Außenkamin aus Edelstahl. Foto: Gerd Schaller
Material im Lebenszyklus

Umweltproduktdeklarationen (EPDs) für Edelstahl weisen ein gemischtes Bild auf:

• Herstellung: Der Primärenergieaufwand ist hoch. Die CO₂-Bilanz pro Tonne Edelstahl liegt deutlich über der vieler anderer Baustoffe. Chrom- und Nickelgewinnung tragen erheblich zur Umweltlast bei.

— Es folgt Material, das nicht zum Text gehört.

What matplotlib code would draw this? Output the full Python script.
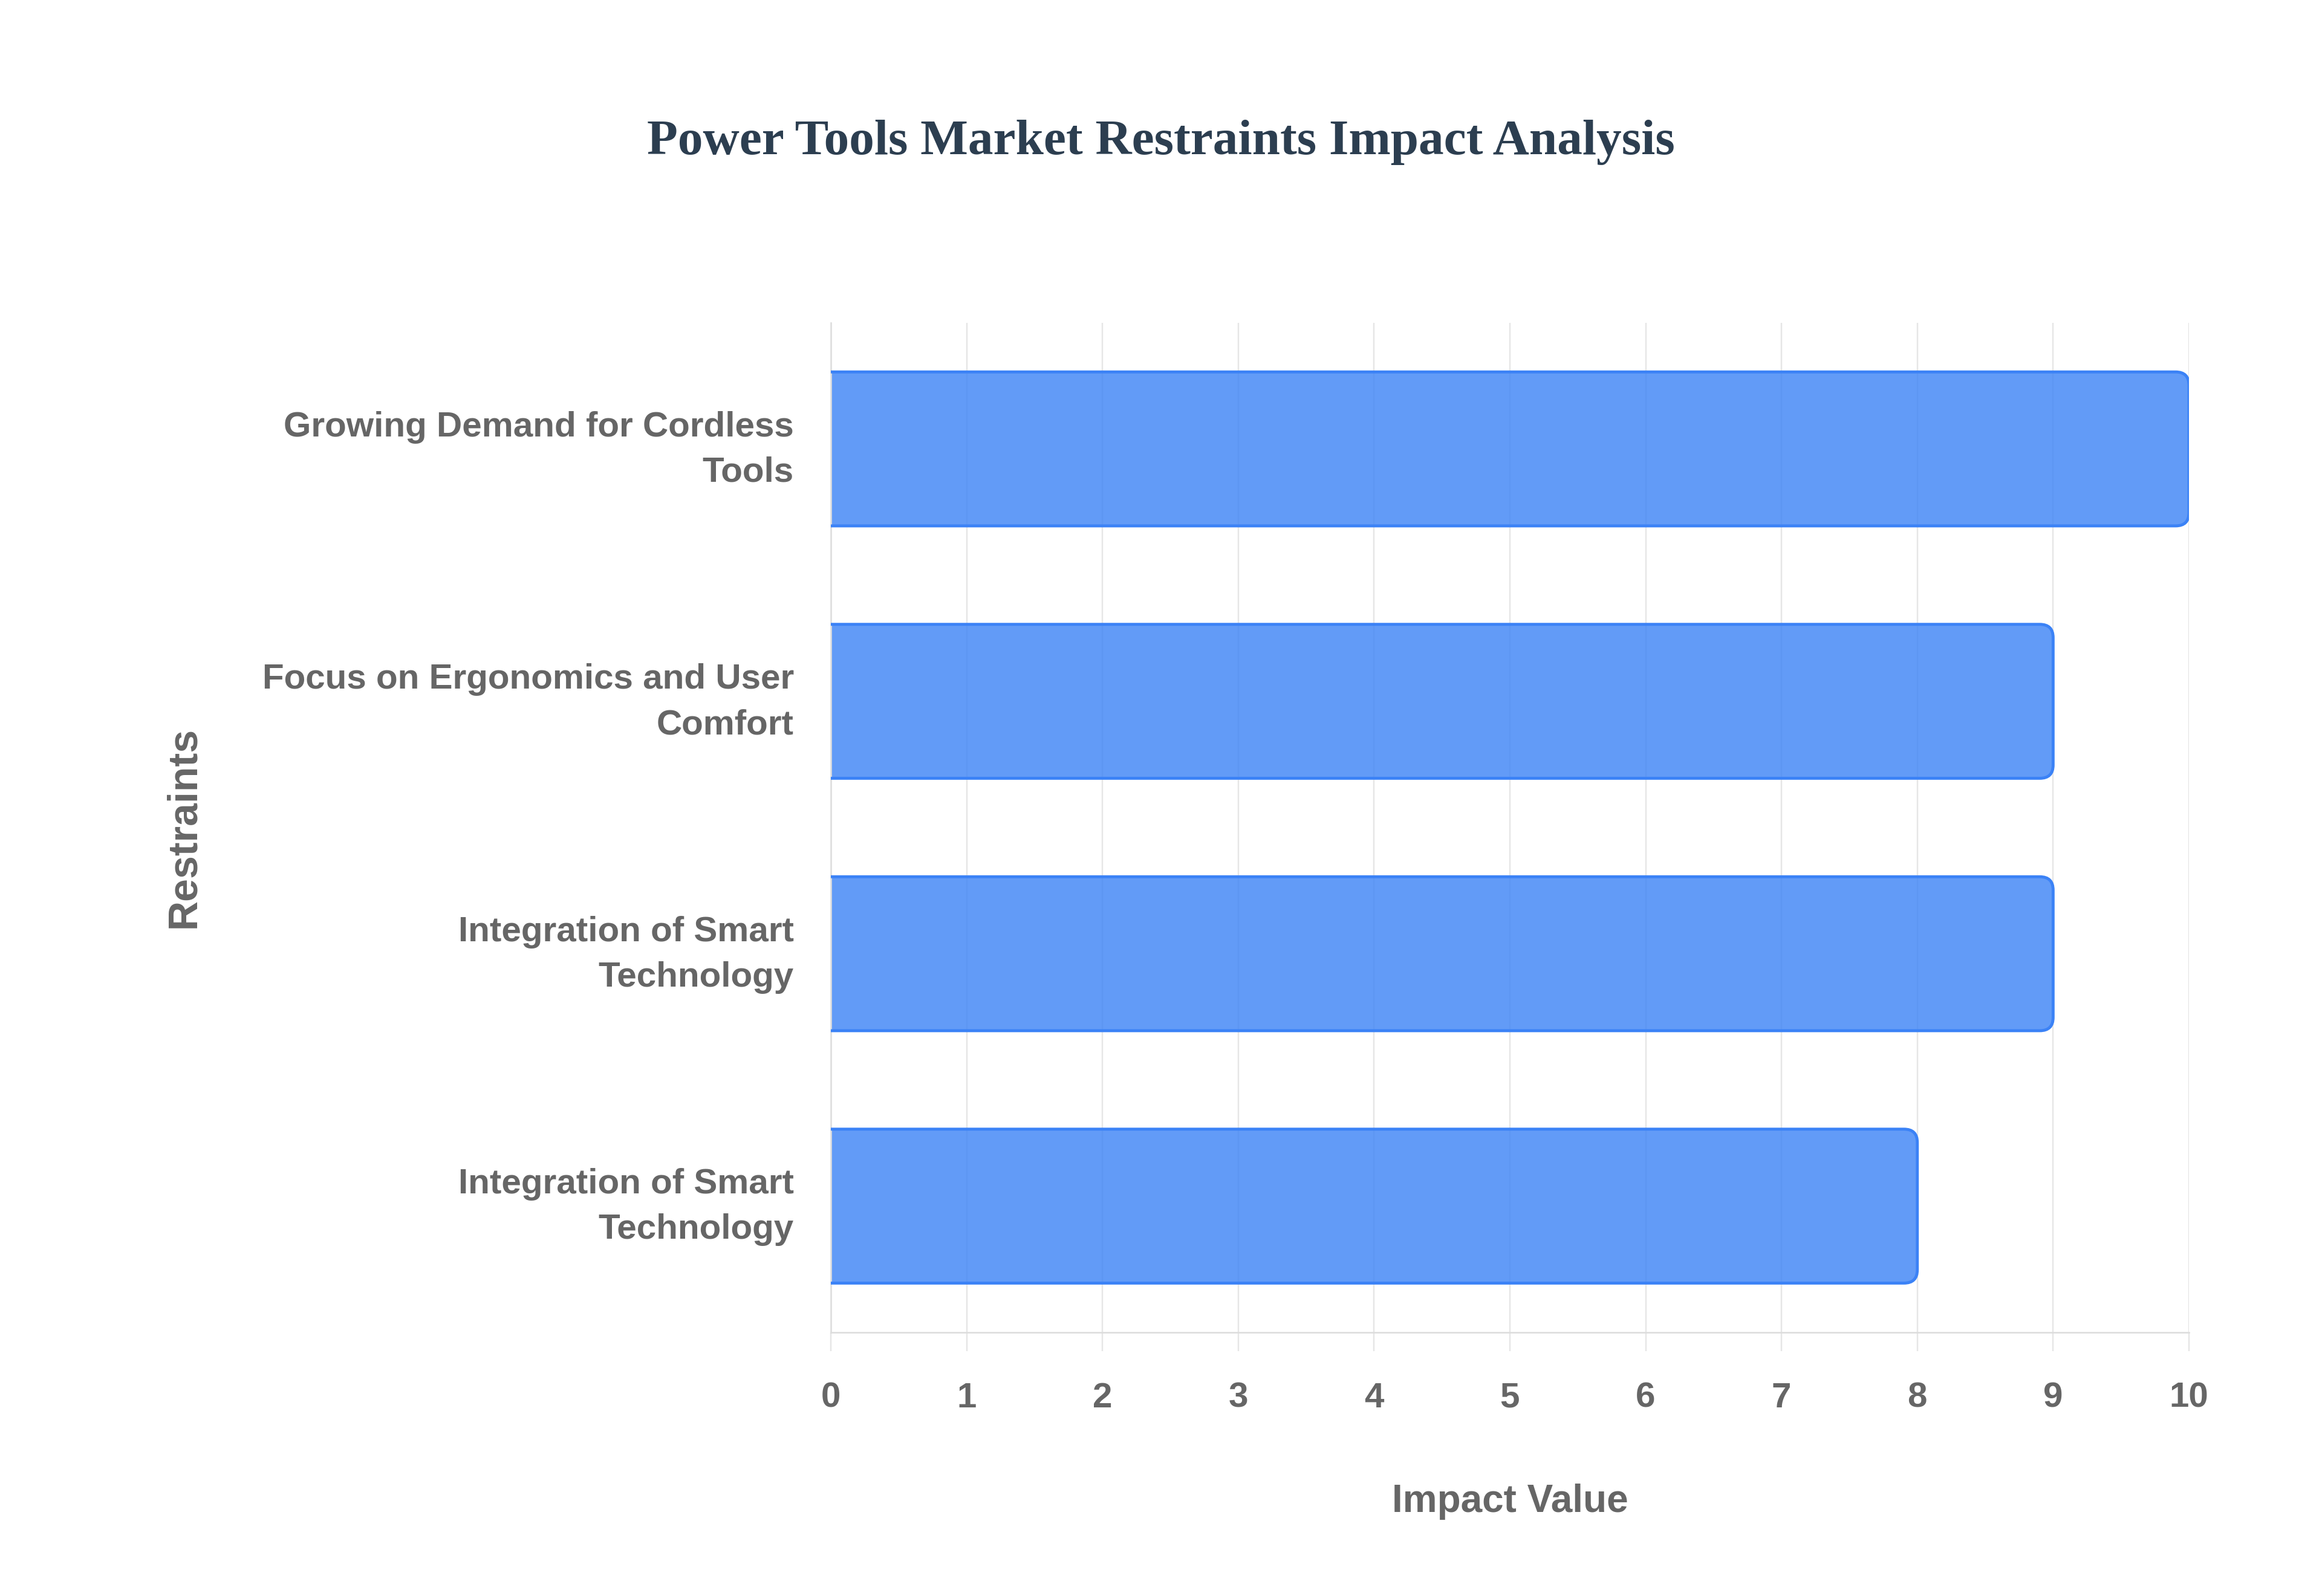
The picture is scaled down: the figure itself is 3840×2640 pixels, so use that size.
import textwrap
import numpy as np
import matplotlib.pyplot as plt
from matplotlib.path import Path
from matplotlib.patches import PathPatch
from matplotlib.transforms import ScaledTranslation

restraints = [
    "Growing Demand for Cordless Tools",
    "Focus on Ergonomics and User Comfort",
    "Integration of Smart Technology",
    "Integration of Smart Technology",
]
impact = [10, 9, 9, 8]
x_ticks = list(range(0, 11))

fill_color = (59 / 255, 130 / 255, 246 / 255, 0.8)
edge_color = "#3b82f6"
grid_color = "#e6e6e6"
text_color = "#666666"

fig = plt.figure(figsize=(38.4, 26.4), dpi=100)
ax = fig.add_axes([0.3578, 0.1652, 0.5849, 0.6326])

pos = np.arange(len(restraints))
bar_h = 0.61
ax.set_xlim(0, 10)
ax.set_ylim(len(restraints) - 0.5, -0.5)

# pixel radius -> data units for the rounded bar ends
p0 = ax.transData.transform((0, 0))
p1 = ax.transData.transform((1, 1))
r_px = 22
rx = r_px / abs(p1[0] - p0[0])
ry = r_px / abs(p1[1] - p0[1])

for y, v in zip(pos, impact):
    yb, yt = y - bar_h / 2, y + bar_h / 2
    verts = [(0, yb), (v - rx, yb), (v, yb), (v, yb + ry), (v, yt - ry),
             (v, yt), (v - rx, yt), (0, yt)]
    codes = [Path.MOVETO, Path.LINETO, Path.CURVE3, Path.CURVE3, Path.LINETO,
             Path.CURVE3, Path.CURVE3, Path.LINETO]
    ax.add_patch(PathPatch(Path(verts + [(0, yb)], codes + [Path.CLOSEPOLY]),
                           facecolor=fill_color, edgecolor="none", zorder=2))
    ax.add_patch(PathPatch(Path(verts, codes), facecolor="none",
                           edgecolor=edge_color, linewidth=3.5, zorder=3,
                           capstyle="butt", joinstyle="round"))

ax.set_yticks(pos)
ax.set_yticklabels([textwrap.fill(s, 28) for s in restraints],
                   fontsize=42, fontweight="bold", color=text_color,
                   family="Liberation Sans", multialignment="right",
                   linespacing=1.5)
ax.set_xticks(x_ticks)
ax.set_xticklabels([str(t) for t in x_ticks], fontsize=42, fontweight="bold",
                   color=text_color, family="Liberation Sans")
ax.tick_params(axis="y", length=0, pad=44)
ax.tick_params(axis="x", length=22, width=1.76, color=grid_color, pad=37)

# nudge the two-line labels up so they sit centred on the bars
shift = ScaledTranslation(0, 0.15, fig.dpi_scale_trans)
for lbl in ax.get_yticklabels():
    lbl.set_transform(lbl.get_transform() + shift)

ax.grid(axis="x", color=grid_color, linewidth=1.76)
ax.set_axisbelow(True)
for side in ["top", "right"]:
    ax.spines[side].set_visible(False)
for side in ["left", "bottom"]:
    ax.spines[side].set_color("#dddddd")
    ax.spines[side].set_linewidth(1.9)

ax.set_xlabel("Impact Value", fontsize=46, fontweight="bold", color=text_color,
              family="Liberation Sans")
ax.xaxis.label.set_va("center")
ax.xaxis.set_label_coords(0.5, -0.168)
ax.set_ylabel("Restraints", fontsize=49, fontweight="bold", color=text_color,
              family="Liberation Sans")
ax.yaxis.label.set_va("center")
ax.yaxis.set_label_coords(-0.4764, 0.5)

fig.text(0.5, 0.9108, "Power Tools Market Restraints Impact Analysis",
         ha="center", va="center", fontsize=60, fontweight="bold",
         color="#2c3e50", family="Liberation Serif")

fig.savefig("out.png", dpi=100, facecolor="white")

• Nutzung: Edelstahl ist extrem langlebig, emissionsfrei in der Nutzung und nahezu wartungsfrei. Seine Beständigkeit reduziert Sanierungs- und Erneuerungszyklen.

• End-of-Life: Edelstahl ist vollständig recycelbar. In Europa stammen über 60 % des verbauten Edelstahls aus Recyclingmaterial. Jede Wiederverwendung spart Energie und Emissionen im Vergleich zur Primärproduktion.

Die Lebenszyklusanalyse verdeutlicht: Edelstahl ist kein leichter Baustoff im ökologischen Sinne. Seine Rechtfertigung liegt in der Dauerhaftigkeit und in der konsequenten Kreislaufführung. Wird er in langlebigen Bauwerken eingesetzt und später sortenrein recycelt, kann seine Bilanz deutlich verbessert werden.

Keine einfache Wahrheit

Edelstahl ist beständig, ästhetisch und vielseitig. Doch seine Herstellung belastet Umwelt und Klima erheblich. Seine Rohstoffe stammen teils aus Regionen mit sozialen und ökologischen Konflikten. Seine Langlebigkeit ist ein Vorteil – wird er jedoch für kurzlebige Bauteile eingesetzt, kehrt sich dieser Vorteil ins Gegenteil.

Die Ambivalenz zeigt sich darin, dass Edelstahl sowohl Inbegriff der Dauerhaftigkeit als auch Symbol hoher Ressourcenkosten ist. Er ist kein Widerspruch in sich, sondern ein Material, das zur sorgfältigen Abwägung zwingt.

Material als Haltung

Edelstahl ist mehr als ein Werkstoff. Er ist Ausdruck einer Haltung, die auf Präzision, Dauer und Verlässlichkeit setzt. Wer Edelstahl einsetzt, entscheidet sich für Beständigkeit und für eine Ästhetik, die nicht laut, sondern still wirkt.

Nachhaltigkeit zeigt sich hier nicht im Verzicht, sondern im Maß: Edelstahl dort, wo er Jahrzehnte und Generationen überdauert. Edelstahl dort, wo Recycling realistisch und gesichert ist. Edelstahl nicht als Symbol des Glanzes, sondern als Ausdruck von Verantwortung.

Ein Haus mit Edelstahlbauteilen erzählt von der Suche nach Dauer, von der Achtung vor der Substanz und von der Bereitschaft, Verantwortung für Ressourcen zu übernehmen. Es macht sichtbar, dass Materialwahl nicht nur eine technische, sondern auch eine ethische Entscheidung ist.